SHESHTAWY v. CONSERVATIVE CLUB OF HOUSTON, INC.
United States District Court, Southern District of Texas (2016)
Facts
- The plaintiffs, including Valentina Sheshtawy and several individuals associated with the Peterson and Rizk estates, filed a lawsuit alleging conspiracy under the Racketeer Influenced and Corrupt Organizations Act (RICO), as well as claims of common law fraud and breach of fiduciary duty against multiple defendants, including judges and attorneys involved in probate proceedings.
- The plaintiffs contended that these defendants conspired to control the estates of Ruby S. Peterson and Adel Sheshtawy, resulting in financial harm to them.
- The case originally stemmed from disputes over guardianship and estate management in Texas probate courts.
- The defendants moved to dismiss the case, arguing that the court lacked subject matter jurisdiction over the state law claims and that the plaintiffs failed to state a viable RICO claim.
- The plaintiffs submitted a lengthy Verified Amended Complaint exceeding 400 paragraphs and 768 pages, asserting that the defendants used mail and wire services for fraudulent purposes.
- The district court reviewed the motions to dismiss and held a hearing on the matter.

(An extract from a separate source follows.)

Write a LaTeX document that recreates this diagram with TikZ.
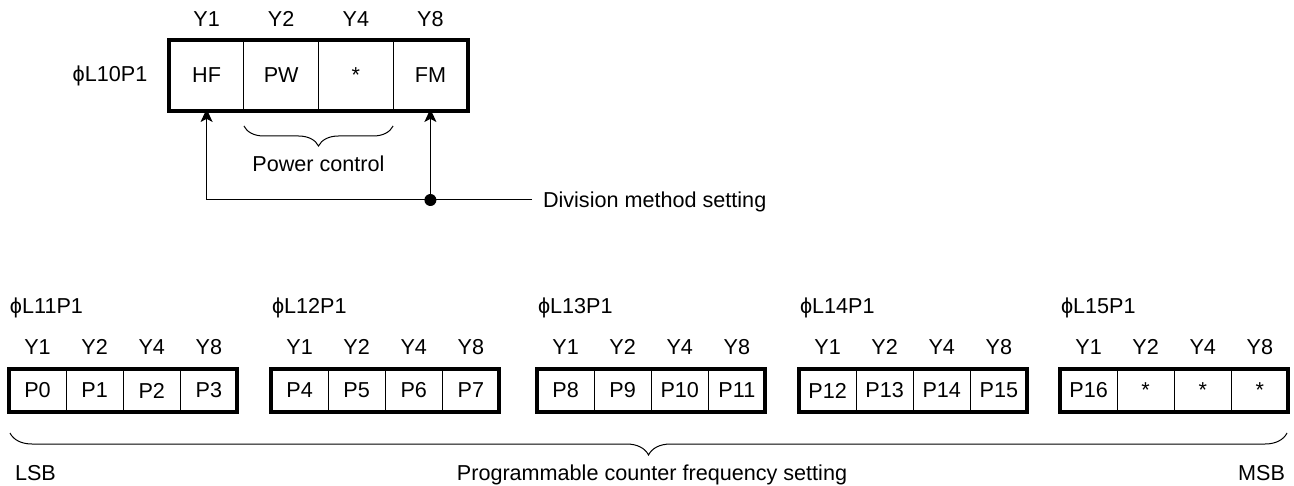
\documentclass[tikz,border=0pt]{standalone}
\usepackage{fontspec}
\setmainfont{Liberation Sans}
\usepackage{tikz}
\usetikzlibrary{arrows.meta,positioning,decorations.pathreplacing}

\begin{document}
\begin{tikzpicture}[
  x=0.5pt,y=-0.5pt,
  every node/.style={font=\fontsize{10.8}{13}\selectfont},
  tcell/.style={draw,line width=0.5pt,outer sep=0pt,inner sep=0pt,
                minimum width=37.3pt,minimum height=35.5pt},
  bcell/.style={draw,line width=0.5pt,outer sep=0pt,inner sep=0pt,
                minimum width=28.55pt,minimum height=21.5pt},
  bit/.style={inner sep=0pt,outer sep=0pt},
  frame/.style={line width=2pt},
  sig/.style={-{Stealth[length=6.5pt,width=6pt,inset=1.6pt]},line width=0.5pt},
  brc/.style={decorate,decoration={brace,mirror,amplitude=#1},line width=0.5pt},
  dot/.style={circle,fill,inner sep=0pt,minimum size=6pt},
]
\useasboundingbox (0,0) rectangle (1294,486);
% ---- L10 register (flags) ----
\node[tcell] (hf) at (206.6,75.5) {HF};
\node[tcell,right=0pt of hf] (pw) {PW};
\node[tcell,right=0pt of pw] (ast) {*};
\node[tcell,right=0pt of ast] (fm) {FM};
\draw[frame] (hf.north west) rectangle (fm.south east);
\node[bit,above=6.5pt of hf] (hfy) {Y1}; \node[bit,above=6.5pt of pw] (pwy) {Y2};
\node[bit,above=6.5pt of ast] (asty) {Y4}; \node[bit,above=6.5pt of fm] (fmy) {Y8};
\node[bit,left=11pt of hf] (l10) {ϕL10P1};
% power control brace under PW and *
\draw[brc=10pt] ([yshift=-7.5pt]pw.south west) -- ([yshift=-7.5pt]ast.south east);
\node[bit,anchor=base] (pwc) at (318.5,171.5) {Power control};
% HF and FM are both fed from the division method line
\coordinate (dv) at (532,200);
\node[bit,anchor=base west] (dvt) at (543,207.7) {Division method setting};
\node[dot] (jn) at (fm |- dv) {};
\draw[sig,shorten >=-1pt] (dv) -| (hf.south);
\draw[sig,shorten >=-1pt] (jn) -- (fm.south);
% ---- L11 .. L15 registers (counter bits) ----
\begin{scope}[shift={(7,0)}]
  \node[bit,anchor=base west] (l11) at (3,313) {ϕL11P1};
  \node[bcell] (p0) at (30.55,390.5) {P0};
  \node[bcell,right=0pt of p0] (p1) {P1};
  \node[bcell,right=0pt of p1] (p2) {P2};
  \node[bcell,right=0pt of p2] (p3) {P3};
  \draw[frame] (p0.north west) rectangle (p3.south east);
  \node[bit,above=7.3pt of p0] (p0y) {Y1}; \node[bit,above=7.3pt of p1] (p1y) {Y2};
  \node[bit,above=7.3pt of p2] (p2y) {Y4}; \node[bit,above=7.3pt of p3] (p3y) {Y8};
\end{scope}
\begin{scope}[shift={(269,0)}]
  \node[bit,anchor=base west] (l12) at (3,313) {ϕL12P1};
  \node[bcell] (p4) at (30.55,390.5) {P4};
  \node[bcell,right=0pt of p4] (p5) {P5};
  \node[bcell,right=0pt of p5] (p6) {P6};
  \node[bcell,right=0pt of p6] (p7) {P7};
  \draw[frame] (p4.north west) rectangle (p7.south east);
  \node[bit,above=7.3pt of p4] (p4y) {Y1}; \node[bit,above=7.3pt of p5] (p5y) {Y2};
  \node[bit,above=7.3pt of p6] (p6y) {Y4}; \node[bit,above=7.3pt of p7] (p7y) {Y8};
\end{scope}
\begin{scope}[shift={(535,0)}]
  \node[bit,anchor=base west] (l13) at (3,313) {ϕL13P1};
  \node[bcell] (p8) at (30.55,390.5) {P8};
  \node[bcell,right=0pt of p8] (p9) {P9};
  \node[bcell,right=0pt of p9] (p10) {P10};
  \node[bcell,right=0pt of p10] (p11) {P11};
  \draw[frame] (p8.north west) rectangle (p11.south east);
  \node[bit,above=7.3pt of p8] (p8y) {Y1}; \node[bit,above=7.3pt of p9] (p9y) {Y2};
  \node[bit,above=7.3pt of p10] (p10y) {Y4}; \node[bit,above=7.3pt of p11] (p11y) {Y8};
\end{scope}
\begin{scope}[shift={(797,0)}]
  \node[bit,anchor=base west] (l14) at (3,313) {ϕL14P1};
  \node[bcell] (p12) at (30.55,390.5) {P12};
  \node[bcell,right=0pt of p12] (p13) {P13};
  \node[bcell,right=0pt of p13] (p14) {P14};
  \node[bcell,right=0pt of p14] (p15) {P15};
  \draw[frame] (p12.north west) rectangle (p15.south east);
  \node[bit,above=7.3pt of p12] (p12y) {Y1}; \node[bit,above=7.3pt of p13] (p13y) {Y2};
  \node[bit,above=7.3pt of p14] (p14y) {Y4}; \node[bit,above=7.3pt of p15] (p15y) {Y8};
\end{scope}
\begin{scope}[shift={(1058,0)}]
  \node[bit,anchor=base west] (l15) at (3,313) {ϕL15P1};
  \node[bcell] (p16) at (30.55,390.5) {P16};
  \node[bcell,right=0pt of p16] (s1) {*};
  \node[bcell,right=0pt of s1] (s2) {*};
  \node[bcell,right=0pt of s2] (s3) {*};
  \draw[frame] (p16.north west) rectangle (s3.south east);
  \node[bit,above=7.3pt of p16] (p16y) {Y1}; \node[bit,above=7.3pt of s1] (s1y) {Y2};
  \node[bit,above=7.3pt of s2] (s2y) {Y4}; \node[bit,above=7.3pt of s3] (s3y) {Y8};
\end{scope}
% ---- whole counter word ----
\coordinate (lsb) at (10,433);
\coordinate (msb) at (1287,433);
\draw[brc=11pt] (lsb) -- (msb);
\node[bit,anchor=base west] (lsbt) at (15,480) {LSB};
\node[bit,anchor=base] (pcf) at (652,480) {Programmable counter frequency setting};
\node[bit,anchor=base east] (msbt) at (1285,480) {MSB};
\end{tikzpicture}
\end{document}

- Ultimately, the court found in favor of the defendants, dismissing the RICO claims with prejudice and the state law claims without prejudice.
Issue
- The issues were whether the plaintiffs had standing to assert their RICO claims and whether the allegations were sufficiently specific to support the claims under RICO and state law.
Holding — Hoyt, J.
- The U.S. District Court for the Southern District of Texas held that the plaintiffs failed to establish subject matter jurisdiction over their RICO claims and did not provide sufficient factual allegations to support their claims.
Rule
- A plaintiff must demonstrate standing by showing concrete injuries that are directly tied to the defendant's conduct to establish a RICO claim.
Reasoning
- The U.S. District Court for the Southern District of Texas reasoned that the plaintiffs did not demonstrate that they had suffered concrete and particularized injuries that were proximately caused by the defendants’ actions, a requirement for establishing standing under RICO.

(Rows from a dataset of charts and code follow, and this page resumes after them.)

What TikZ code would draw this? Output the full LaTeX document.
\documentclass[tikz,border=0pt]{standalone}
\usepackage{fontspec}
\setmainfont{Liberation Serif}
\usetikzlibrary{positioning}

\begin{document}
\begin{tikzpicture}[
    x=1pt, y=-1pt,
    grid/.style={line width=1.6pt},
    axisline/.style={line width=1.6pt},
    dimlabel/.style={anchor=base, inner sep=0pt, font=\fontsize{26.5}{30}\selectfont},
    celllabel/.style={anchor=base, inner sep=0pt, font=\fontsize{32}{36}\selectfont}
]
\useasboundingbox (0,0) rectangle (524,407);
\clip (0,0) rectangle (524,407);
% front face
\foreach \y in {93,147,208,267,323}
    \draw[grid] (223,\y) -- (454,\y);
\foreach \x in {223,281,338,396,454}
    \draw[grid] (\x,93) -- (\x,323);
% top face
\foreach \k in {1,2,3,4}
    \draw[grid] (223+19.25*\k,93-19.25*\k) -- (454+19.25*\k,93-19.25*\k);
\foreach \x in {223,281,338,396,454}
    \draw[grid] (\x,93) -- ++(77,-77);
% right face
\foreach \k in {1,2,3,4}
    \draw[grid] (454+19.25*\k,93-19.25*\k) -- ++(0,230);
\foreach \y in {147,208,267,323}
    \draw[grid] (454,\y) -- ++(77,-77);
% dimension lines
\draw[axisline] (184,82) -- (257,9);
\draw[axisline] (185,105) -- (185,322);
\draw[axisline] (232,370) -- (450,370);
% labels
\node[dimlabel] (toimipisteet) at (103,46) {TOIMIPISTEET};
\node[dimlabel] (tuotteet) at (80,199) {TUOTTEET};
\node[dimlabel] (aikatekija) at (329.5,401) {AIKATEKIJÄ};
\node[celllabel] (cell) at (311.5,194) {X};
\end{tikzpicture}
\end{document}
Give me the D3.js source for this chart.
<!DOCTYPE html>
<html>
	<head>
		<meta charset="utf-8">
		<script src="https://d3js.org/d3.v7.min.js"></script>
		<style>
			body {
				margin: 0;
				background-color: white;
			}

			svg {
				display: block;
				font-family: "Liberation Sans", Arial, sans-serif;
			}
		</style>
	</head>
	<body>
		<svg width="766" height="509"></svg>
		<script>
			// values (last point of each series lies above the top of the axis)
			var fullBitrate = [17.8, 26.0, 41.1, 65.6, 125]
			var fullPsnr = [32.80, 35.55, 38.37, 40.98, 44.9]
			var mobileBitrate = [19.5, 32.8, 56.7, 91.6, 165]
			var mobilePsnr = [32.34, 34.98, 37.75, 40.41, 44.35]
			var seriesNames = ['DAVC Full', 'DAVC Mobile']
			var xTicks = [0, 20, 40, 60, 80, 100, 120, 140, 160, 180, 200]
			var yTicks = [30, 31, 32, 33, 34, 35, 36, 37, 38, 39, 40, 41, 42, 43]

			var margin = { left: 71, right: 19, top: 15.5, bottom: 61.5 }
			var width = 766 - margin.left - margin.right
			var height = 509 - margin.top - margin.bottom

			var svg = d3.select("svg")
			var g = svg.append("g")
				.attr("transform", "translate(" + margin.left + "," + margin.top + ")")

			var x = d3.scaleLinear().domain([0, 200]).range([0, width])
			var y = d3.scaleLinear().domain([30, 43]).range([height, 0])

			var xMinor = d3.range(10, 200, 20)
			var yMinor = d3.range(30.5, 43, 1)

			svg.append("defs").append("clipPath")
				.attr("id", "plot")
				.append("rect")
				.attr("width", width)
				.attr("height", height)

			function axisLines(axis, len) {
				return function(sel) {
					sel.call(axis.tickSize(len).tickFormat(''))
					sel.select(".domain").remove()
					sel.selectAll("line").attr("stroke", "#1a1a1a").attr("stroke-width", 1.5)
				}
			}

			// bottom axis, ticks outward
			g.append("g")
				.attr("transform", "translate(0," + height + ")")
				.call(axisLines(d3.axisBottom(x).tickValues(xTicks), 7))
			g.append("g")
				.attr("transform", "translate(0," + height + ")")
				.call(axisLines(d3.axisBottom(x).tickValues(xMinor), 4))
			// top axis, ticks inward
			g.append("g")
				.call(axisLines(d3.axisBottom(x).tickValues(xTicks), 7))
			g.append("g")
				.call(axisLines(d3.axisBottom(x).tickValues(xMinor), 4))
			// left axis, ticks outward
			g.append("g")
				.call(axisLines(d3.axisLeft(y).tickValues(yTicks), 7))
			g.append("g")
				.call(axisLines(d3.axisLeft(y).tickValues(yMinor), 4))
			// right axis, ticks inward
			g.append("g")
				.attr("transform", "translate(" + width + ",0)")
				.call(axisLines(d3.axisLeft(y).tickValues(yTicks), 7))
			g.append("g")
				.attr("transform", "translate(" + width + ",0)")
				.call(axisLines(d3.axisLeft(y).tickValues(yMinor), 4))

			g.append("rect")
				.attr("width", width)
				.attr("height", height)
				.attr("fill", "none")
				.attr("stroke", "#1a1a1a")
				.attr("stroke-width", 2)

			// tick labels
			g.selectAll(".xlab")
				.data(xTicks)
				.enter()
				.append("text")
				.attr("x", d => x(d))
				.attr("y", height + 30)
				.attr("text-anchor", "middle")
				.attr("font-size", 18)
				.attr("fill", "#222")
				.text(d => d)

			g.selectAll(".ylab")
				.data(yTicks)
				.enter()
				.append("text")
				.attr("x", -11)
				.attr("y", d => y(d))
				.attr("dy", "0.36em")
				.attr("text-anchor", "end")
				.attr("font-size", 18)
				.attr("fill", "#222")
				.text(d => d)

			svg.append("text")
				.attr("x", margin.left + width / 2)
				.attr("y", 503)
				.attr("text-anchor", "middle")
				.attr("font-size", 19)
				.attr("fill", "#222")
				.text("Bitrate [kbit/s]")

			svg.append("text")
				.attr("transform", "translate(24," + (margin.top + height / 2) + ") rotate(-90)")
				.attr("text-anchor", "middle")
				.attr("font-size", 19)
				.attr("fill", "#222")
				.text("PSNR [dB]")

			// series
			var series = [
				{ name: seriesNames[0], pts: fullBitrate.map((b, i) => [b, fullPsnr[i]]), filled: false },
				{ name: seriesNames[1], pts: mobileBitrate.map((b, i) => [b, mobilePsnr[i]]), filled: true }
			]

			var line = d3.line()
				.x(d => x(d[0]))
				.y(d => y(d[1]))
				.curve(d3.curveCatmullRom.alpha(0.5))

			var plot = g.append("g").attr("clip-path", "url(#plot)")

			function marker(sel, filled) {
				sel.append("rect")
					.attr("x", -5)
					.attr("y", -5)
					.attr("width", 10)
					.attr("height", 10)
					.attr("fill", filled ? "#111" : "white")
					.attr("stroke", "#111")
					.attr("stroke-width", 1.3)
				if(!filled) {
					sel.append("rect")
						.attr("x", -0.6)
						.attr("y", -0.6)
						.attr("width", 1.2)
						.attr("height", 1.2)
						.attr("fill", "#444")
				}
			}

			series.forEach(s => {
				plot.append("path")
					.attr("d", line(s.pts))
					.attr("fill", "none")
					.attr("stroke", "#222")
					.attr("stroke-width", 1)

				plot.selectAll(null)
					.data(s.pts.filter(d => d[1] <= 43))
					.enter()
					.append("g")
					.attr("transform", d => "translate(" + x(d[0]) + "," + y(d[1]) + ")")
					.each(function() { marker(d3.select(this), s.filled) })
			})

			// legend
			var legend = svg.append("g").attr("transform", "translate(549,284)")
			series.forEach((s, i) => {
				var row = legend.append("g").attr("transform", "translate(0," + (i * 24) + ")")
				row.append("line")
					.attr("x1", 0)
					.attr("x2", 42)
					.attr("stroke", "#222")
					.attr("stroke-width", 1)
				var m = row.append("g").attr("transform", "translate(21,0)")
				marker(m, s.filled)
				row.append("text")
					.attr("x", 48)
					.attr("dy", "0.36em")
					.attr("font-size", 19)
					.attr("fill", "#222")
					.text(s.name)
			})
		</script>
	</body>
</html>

- The court highlighted that the plaintiffs' allegations of conspiracy and fraudulent schemes were vague and lacked the specificity required to meet the legal standards for RICO claims.
- Furthermore, the court noted that routine legal communications and actions taken by the defendants in their capacities as attorneys and judges did not rise to the level of fraud or conspiracy.
- The plaintiffs were found to have previously settled their disputes regarding the estates, precluding them from claiming injuries related to those settled matters.
- The court concluded that without specific factual support for the claims, the plaintiffs could not meet the necessary legal standards for their RICO allegations or establish jurisdiction for the state law claims.
Deep Dive: How the Court Reached Its Decision
Court's Reasoning on Standing
The U.S. District Court for the Southern District of Texas determined that the plaintiffs failed to establish standing to bring their RICO claims. To demonstrate standing under RICO, a plaintiff must show that they suffered concrete and particularized injuries that were directly caused by the defendants' actions. The court noted that the plaintiffs did not sufficiently prove any injuries that met these criteria; their allegations were largely generalized and did not connect specific actions of the defendants to the injuries claimed. The court emphasized that without a clear causal link between the defendants' conduct and the alleged harm, the plaintiffs could not satisfy the standing requirement necessary to pursue their claims under RICO.
Insufficiency of Allegations
The court found that the plaintiffs' allegations of conspiracy and fraudulent schemes were vague and lacked the necessary specificity required for RICO claims. The plaintiffs contended that the defendants engaged in fraudulent activities through mail and wire communications, yet the court indicated that these assertions were not substantiated with specific facts detailing the fraudulent scheme. The court explained that merely using mail and wire services for legal communications does not inherently constitute fraud or conspiracy. The plaintiffs needed to provide particularized details concerning the time, place, and nature of the alleged fraudulent acts, which they failed to do. Consequently, the court concluded that the plaintiffs did not meet the heightened pleading standards for fraud as mandated by Rule 9(b) of the Federal Rules of Civil Procedure.
Previous Settlements and Legal Limitations
The court highlighted that the plaintiffs had previously settled their disputes regarding the estates involved in the case, which precluded them from claiming any injuries related to those settled matters. The existence of prior settlements meant that the plaintiffs could not assert new claims based on issues they had already resolved, as doing so would contradict the finality of those agreements. The court referenced legal principles that prevent parties from revisiting settled disputes, reinforcing that the claims brought forth in this lawsuit were barred by the earlier settlements. This aspect significantly undermined the plaintiffs' position, as they could not demonstrate ongoing injuries that would warrant a new legal action under RICO or state law claims.
Conclusion on Dismissal
In conclusion, the court held that the plaintiffs' RICO claims were dismissed with prejudice due to the lack of subject matter jurisdiction and insufficient factual allegations. The dismissal was based on the plaintiffs' failure to establish the required elements of standing and the inadequacy of their pleadings regarding the alleged fraudulent conduct. Additionally, the court dismissed the remaining state law claims without prejudice, allowing for the possibility of the plaintiffs pursuing those claims in a more appropriate forum, such as state court. The ruling served to clarify that while the plaintiffs may have had grievances stemming from their earlier disputes, they had not provided a viable legal basis to pursue those grievances in federal court under RICO or related claims.